[start Available records]

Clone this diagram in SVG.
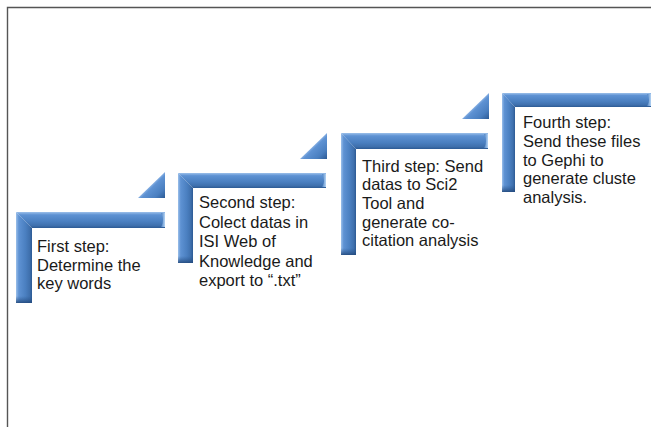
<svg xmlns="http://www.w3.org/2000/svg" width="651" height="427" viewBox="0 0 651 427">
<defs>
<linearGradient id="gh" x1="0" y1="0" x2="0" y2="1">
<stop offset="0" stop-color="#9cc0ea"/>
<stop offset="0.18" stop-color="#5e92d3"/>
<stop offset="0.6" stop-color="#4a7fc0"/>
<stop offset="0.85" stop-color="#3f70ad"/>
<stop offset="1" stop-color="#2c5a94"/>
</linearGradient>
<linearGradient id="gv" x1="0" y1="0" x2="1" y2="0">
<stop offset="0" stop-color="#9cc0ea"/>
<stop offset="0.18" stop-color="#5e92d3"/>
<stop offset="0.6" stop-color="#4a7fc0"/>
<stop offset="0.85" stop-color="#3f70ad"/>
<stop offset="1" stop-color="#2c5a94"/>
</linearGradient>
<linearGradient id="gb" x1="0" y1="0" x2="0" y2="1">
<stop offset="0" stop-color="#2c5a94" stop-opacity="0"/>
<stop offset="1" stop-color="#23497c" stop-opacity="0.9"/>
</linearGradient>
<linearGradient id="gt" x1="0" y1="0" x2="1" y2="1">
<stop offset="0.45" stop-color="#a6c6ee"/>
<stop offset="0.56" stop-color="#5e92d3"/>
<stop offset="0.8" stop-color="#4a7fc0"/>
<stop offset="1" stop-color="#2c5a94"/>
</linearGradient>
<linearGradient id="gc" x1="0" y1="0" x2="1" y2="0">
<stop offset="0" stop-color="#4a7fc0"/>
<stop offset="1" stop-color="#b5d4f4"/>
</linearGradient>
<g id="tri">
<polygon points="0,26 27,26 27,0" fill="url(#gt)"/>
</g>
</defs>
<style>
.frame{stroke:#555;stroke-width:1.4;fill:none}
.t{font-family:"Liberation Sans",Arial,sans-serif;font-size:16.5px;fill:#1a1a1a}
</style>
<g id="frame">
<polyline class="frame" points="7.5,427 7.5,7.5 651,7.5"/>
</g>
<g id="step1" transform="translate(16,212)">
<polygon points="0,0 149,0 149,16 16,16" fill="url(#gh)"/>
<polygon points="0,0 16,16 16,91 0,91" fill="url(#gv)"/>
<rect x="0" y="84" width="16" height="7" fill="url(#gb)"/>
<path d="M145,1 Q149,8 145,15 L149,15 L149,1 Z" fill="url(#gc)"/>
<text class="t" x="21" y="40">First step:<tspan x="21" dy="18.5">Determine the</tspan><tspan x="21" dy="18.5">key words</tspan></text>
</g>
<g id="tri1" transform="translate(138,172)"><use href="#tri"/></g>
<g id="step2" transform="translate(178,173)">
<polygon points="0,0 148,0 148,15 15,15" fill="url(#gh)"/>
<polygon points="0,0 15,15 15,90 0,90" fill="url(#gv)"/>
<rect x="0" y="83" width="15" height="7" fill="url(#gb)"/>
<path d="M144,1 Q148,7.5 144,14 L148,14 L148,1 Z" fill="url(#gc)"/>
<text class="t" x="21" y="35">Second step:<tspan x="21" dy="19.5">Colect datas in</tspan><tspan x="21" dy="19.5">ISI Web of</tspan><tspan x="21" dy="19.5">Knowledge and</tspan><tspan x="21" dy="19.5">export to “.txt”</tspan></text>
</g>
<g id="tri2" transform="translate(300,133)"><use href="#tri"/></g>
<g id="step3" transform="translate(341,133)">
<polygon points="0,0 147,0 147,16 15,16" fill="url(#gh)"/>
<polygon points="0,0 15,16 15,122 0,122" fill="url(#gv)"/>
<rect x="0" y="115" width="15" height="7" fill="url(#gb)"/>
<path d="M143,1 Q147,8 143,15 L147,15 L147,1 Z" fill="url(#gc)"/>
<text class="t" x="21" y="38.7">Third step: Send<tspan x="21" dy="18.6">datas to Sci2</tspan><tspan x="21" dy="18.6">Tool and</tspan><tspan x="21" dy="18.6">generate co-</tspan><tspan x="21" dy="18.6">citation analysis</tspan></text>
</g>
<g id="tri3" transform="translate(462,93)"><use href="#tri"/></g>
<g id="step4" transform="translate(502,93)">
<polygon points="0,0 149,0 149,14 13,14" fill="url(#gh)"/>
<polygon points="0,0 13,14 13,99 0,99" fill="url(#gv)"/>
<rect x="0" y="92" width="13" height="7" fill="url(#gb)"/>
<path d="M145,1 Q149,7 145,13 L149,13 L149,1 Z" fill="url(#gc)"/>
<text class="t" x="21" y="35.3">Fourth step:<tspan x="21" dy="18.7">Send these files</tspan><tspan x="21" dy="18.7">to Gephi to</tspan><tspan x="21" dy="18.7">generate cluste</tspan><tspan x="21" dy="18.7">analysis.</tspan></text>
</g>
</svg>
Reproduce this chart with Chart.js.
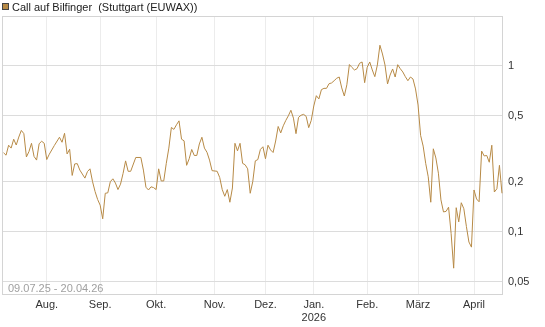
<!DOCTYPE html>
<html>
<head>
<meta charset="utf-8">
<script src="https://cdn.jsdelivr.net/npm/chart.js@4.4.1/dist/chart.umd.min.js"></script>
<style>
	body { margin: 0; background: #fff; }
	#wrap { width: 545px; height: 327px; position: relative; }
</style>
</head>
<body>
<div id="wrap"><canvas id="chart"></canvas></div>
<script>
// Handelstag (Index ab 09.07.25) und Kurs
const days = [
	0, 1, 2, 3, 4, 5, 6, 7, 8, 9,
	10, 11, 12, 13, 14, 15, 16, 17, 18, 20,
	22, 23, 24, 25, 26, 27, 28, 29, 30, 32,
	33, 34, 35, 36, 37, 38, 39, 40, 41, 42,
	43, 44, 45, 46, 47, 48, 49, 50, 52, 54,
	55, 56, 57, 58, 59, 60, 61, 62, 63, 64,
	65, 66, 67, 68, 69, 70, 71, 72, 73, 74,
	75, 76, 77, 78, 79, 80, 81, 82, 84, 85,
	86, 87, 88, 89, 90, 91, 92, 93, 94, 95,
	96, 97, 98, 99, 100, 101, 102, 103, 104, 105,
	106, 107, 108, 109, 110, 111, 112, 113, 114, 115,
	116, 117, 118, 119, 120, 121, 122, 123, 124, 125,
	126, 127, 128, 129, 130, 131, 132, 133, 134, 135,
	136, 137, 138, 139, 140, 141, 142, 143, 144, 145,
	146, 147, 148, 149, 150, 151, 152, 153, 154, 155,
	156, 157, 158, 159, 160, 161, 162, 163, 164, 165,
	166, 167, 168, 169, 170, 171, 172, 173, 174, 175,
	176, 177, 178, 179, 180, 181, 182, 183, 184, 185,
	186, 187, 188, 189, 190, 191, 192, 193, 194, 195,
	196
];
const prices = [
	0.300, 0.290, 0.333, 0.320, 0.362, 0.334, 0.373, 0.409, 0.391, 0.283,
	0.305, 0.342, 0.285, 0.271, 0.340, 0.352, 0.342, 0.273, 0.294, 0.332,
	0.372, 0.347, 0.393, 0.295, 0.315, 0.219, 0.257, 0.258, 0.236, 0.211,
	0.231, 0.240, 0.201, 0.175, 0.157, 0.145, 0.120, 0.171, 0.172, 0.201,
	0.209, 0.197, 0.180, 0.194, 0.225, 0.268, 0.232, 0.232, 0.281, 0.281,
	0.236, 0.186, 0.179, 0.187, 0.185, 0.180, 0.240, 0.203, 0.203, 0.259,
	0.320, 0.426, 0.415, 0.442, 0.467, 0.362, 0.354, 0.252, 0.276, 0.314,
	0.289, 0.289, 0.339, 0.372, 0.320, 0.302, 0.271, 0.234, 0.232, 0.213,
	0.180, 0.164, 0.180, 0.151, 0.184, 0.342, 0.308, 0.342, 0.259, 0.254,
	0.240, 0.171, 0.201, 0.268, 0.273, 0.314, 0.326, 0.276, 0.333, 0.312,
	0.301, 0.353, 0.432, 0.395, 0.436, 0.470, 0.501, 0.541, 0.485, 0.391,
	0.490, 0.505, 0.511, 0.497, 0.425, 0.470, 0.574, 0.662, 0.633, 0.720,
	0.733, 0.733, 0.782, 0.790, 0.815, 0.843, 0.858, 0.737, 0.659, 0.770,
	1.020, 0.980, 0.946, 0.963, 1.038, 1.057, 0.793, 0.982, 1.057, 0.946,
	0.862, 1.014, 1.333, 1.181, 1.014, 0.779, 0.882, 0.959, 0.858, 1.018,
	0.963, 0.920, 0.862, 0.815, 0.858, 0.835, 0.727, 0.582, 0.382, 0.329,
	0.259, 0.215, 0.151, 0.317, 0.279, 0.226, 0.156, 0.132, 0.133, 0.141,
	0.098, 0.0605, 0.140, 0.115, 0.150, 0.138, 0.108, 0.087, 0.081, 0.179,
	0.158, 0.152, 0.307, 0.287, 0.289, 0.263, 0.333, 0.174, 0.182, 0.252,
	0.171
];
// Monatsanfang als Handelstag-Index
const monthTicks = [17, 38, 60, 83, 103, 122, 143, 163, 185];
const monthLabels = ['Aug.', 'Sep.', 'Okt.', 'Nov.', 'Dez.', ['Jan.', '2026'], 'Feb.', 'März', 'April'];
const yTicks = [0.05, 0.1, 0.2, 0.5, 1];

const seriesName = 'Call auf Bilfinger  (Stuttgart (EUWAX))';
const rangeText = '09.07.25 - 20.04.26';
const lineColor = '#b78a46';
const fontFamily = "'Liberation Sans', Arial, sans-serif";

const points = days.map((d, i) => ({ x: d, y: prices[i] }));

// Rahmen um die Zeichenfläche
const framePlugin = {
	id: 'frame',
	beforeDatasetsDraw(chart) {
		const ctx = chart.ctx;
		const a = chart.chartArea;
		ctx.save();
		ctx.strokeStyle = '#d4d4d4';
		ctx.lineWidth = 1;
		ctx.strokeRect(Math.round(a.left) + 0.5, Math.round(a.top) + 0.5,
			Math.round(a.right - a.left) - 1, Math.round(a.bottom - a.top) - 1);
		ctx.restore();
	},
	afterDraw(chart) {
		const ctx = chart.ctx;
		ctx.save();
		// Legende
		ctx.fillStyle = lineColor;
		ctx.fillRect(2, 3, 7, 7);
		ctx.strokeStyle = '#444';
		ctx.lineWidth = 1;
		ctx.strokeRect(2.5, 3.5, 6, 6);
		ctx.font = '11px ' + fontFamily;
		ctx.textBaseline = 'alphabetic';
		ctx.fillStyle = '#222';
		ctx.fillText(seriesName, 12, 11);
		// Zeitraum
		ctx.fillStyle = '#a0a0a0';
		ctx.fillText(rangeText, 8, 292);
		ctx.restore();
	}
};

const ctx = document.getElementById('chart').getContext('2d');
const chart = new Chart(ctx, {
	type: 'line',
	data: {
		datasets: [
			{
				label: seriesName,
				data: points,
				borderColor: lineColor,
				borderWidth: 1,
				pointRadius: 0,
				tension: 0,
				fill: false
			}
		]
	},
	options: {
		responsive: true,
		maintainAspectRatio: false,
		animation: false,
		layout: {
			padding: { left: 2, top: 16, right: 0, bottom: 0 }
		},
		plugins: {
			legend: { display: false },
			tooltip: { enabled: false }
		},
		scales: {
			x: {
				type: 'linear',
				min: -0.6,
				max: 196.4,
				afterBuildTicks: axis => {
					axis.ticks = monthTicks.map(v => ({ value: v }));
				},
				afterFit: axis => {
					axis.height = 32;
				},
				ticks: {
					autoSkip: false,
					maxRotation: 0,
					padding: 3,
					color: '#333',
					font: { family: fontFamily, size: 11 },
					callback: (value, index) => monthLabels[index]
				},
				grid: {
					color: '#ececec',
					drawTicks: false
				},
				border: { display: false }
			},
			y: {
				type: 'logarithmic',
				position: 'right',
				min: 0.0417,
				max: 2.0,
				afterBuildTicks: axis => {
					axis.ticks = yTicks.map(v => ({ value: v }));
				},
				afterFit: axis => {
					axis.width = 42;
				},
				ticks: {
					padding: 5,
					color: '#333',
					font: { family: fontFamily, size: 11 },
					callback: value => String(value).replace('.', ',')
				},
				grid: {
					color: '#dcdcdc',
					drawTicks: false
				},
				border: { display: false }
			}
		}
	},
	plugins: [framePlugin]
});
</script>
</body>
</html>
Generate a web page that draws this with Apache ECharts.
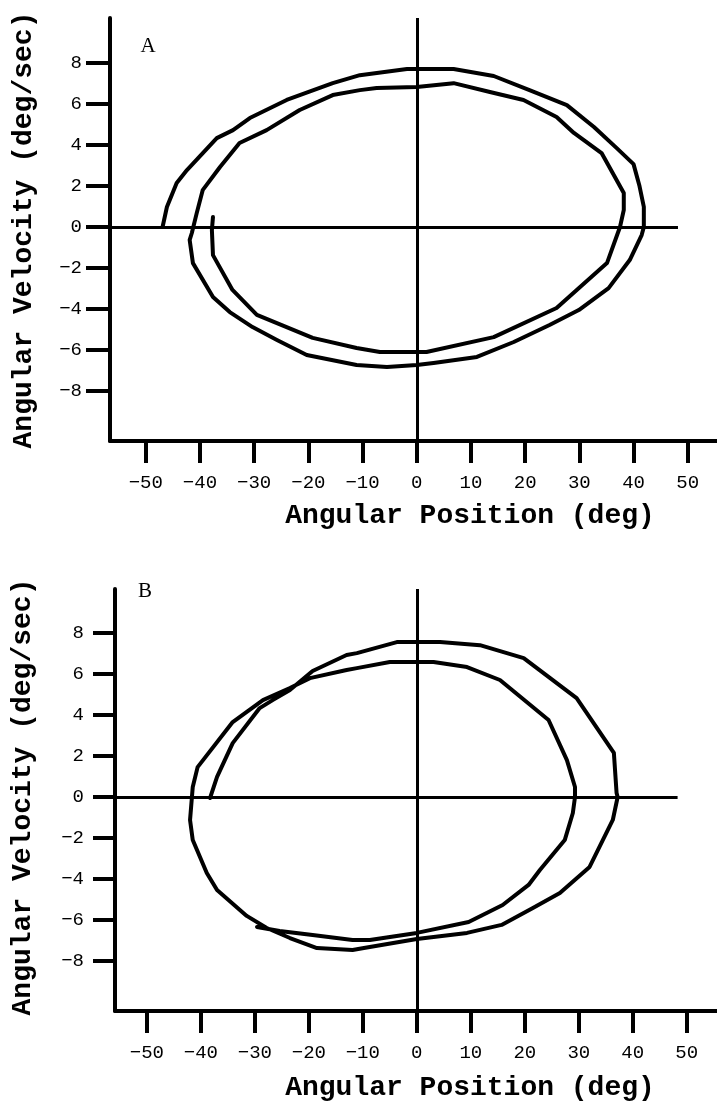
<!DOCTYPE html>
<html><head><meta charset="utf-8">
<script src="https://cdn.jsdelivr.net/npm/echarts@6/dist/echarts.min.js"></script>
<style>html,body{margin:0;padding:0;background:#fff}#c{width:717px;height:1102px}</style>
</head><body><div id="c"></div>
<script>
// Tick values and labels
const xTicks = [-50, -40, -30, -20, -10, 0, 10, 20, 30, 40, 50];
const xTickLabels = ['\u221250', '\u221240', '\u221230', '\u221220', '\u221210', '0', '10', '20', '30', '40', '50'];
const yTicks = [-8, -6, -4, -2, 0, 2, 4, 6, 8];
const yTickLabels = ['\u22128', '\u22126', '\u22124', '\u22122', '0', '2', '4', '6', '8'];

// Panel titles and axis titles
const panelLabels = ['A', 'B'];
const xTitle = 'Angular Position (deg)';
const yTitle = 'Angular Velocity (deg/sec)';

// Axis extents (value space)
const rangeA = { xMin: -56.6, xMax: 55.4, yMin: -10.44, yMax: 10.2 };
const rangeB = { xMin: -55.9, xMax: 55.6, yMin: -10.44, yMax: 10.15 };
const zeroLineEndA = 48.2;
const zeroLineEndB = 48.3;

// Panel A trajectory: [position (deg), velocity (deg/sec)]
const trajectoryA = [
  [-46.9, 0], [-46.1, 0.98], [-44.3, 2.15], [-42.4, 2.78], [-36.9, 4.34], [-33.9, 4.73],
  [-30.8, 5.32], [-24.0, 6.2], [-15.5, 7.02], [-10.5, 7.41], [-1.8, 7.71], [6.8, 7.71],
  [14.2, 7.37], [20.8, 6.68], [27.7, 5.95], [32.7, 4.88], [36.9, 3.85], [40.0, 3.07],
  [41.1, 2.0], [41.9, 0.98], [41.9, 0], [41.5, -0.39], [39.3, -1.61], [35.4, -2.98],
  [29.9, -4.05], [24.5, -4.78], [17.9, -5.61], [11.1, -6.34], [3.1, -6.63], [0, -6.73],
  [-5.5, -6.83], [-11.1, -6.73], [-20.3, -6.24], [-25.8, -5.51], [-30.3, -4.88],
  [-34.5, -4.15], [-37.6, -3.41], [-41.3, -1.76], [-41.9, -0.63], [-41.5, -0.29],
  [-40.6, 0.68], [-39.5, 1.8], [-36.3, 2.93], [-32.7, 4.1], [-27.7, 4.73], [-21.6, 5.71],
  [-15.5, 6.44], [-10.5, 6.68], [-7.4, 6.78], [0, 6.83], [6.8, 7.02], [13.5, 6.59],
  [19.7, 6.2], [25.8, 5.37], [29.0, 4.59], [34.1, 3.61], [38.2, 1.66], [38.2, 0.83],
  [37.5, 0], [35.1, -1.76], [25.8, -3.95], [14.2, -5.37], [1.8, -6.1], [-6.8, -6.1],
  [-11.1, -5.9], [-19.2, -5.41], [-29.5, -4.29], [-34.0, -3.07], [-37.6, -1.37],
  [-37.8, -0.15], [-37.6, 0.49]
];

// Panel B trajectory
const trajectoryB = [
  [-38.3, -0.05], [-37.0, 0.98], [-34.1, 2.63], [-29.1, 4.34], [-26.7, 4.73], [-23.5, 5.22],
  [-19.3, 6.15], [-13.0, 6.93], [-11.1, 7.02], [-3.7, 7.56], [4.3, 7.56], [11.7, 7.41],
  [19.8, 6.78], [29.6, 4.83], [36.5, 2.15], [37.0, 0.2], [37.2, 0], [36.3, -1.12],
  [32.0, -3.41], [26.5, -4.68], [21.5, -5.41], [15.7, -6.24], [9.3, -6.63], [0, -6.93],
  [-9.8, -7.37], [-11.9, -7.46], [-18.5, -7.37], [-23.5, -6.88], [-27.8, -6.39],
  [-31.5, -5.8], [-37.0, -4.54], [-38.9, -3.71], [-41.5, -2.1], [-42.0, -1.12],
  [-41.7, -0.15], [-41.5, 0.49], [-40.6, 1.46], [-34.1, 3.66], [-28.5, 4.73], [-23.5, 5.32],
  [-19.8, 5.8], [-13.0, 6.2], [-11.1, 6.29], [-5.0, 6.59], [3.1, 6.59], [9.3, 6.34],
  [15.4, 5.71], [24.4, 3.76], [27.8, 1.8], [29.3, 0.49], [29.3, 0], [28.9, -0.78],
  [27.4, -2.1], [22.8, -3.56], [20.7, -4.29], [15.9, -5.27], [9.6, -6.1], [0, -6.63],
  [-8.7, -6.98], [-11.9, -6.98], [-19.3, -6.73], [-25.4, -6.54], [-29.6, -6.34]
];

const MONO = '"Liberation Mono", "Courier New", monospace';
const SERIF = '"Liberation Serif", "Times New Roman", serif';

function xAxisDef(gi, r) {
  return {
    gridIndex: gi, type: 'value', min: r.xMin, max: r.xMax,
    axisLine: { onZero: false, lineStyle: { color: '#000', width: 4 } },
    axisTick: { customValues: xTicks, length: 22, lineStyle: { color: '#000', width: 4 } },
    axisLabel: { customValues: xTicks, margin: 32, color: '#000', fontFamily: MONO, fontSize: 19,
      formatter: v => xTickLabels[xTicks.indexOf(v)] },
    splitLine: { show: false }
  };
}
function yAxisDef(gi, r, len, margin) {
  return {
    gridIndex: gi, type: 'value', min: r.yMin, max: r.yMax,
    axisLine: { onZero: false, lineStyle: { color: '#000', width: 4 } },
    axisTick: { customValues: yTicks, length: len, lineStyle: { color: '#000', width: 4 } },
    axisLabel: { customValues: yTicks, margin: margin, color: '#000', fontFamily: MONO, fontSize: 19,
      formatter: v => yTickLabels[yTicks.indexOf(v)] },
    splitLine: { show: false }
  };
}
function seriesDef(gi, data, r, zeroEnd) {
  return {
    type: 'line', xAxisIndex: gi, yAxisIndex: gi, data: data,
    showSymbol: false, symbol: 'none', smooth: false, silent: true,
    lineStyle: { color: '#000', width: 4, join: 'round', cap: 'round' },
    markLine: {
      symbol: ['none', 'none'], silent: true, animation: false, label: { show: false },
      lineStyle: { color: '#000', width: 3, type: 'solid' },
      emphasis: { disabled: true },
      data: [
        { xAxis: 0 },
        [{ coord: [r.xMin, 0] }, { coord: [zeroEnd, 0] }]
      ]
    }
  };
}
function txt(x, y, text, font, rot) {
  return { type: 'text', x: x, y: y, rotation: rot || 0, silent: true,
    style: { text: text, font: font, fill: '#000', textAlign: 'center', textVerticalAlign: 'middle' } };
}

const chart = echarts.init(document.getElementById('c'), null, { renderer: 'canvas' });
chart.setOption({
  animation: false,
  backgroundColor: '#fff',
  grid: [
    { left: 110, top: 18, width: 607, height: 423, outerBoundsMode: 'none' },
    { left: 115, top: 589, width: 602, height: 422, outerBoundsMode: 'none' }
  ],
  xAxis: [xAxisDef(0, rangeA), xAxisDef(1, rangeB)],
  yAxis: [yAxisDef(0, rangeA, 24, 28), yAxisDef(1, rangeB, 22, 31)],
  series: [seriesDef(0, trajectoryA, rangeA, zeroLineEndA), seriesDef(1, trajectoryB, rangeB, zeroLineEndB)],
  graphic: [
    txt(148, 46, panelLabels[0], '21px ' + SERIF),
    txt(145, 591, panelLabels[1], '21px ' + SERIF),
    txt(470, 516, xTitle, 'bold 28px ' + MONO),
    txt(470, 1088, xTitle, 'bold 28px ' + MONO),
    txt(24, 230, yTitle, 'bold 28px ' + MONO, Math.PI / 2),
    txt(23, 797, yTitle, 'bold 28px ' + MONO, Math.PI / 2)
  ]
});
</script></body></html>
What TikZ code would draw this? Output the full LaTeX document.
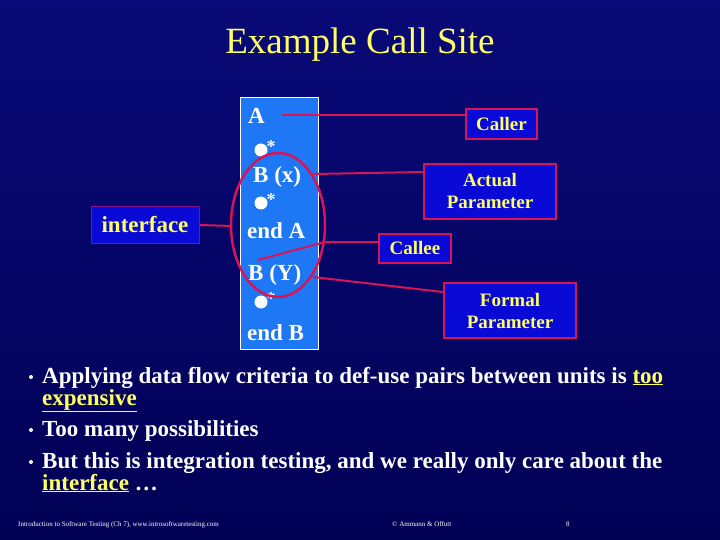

[end Available records]

=== Written exercise ===
Word for word, restate the lines beginning with the one that has "Generate a web" and ending with the one that has "const zeroLineEndB = 48.3;". Keep both ends and skip any pictures.

=== Answer in full ===
Generate a web page that draws this with Apache ECharts.
<!DOCTYPE html>
<html><head><meta charset="utf-8">
<script src="https://cdn.jsdelivr.net/npm/echarts@6/dist/echarts.min.js"></script>
<style>html,body{margin:0;padding:0;background:#fff}#c{width:717px;height:1102px}</style>
</head><body><div id="c"></div>
<script>
// Tick values and labels
const xTicks = [-50, -40, -30, -20, -10, 0, 10, 20, 30, 40, 50];
const xTickLabels = ['\u221250', '\u221240', '\u221230', '\u221220', '\u221210', '0', '10', '20', '30', '40', '50'];
const yTicks = [-8, -6, -4, -2, 0, 2, 4, 6, 8];
const yTickLabels = ['\u22128', '\u22126', '\u22124', '\u22122', '0', '2', '4', '6', '8'];

// Panel titles and axis titles
const panelLabels = ['A', 'B'];
const xTitle = 'Angular Position (deg)';
const yTitle = 'Angular Velocity (deg/sec)';

// Axis extents (value space)
const rangeA = { xMin: -56.6, xMax: 55.4, yMin: -10.44, yMax: 10.2 };
const rangeB = { xMin: -55.9, xMax: 55.6, yMin: -10.44, yMax: 10.15 };
const zeroLineEndA = 48.2;
const zeroLineEndB = 48.3;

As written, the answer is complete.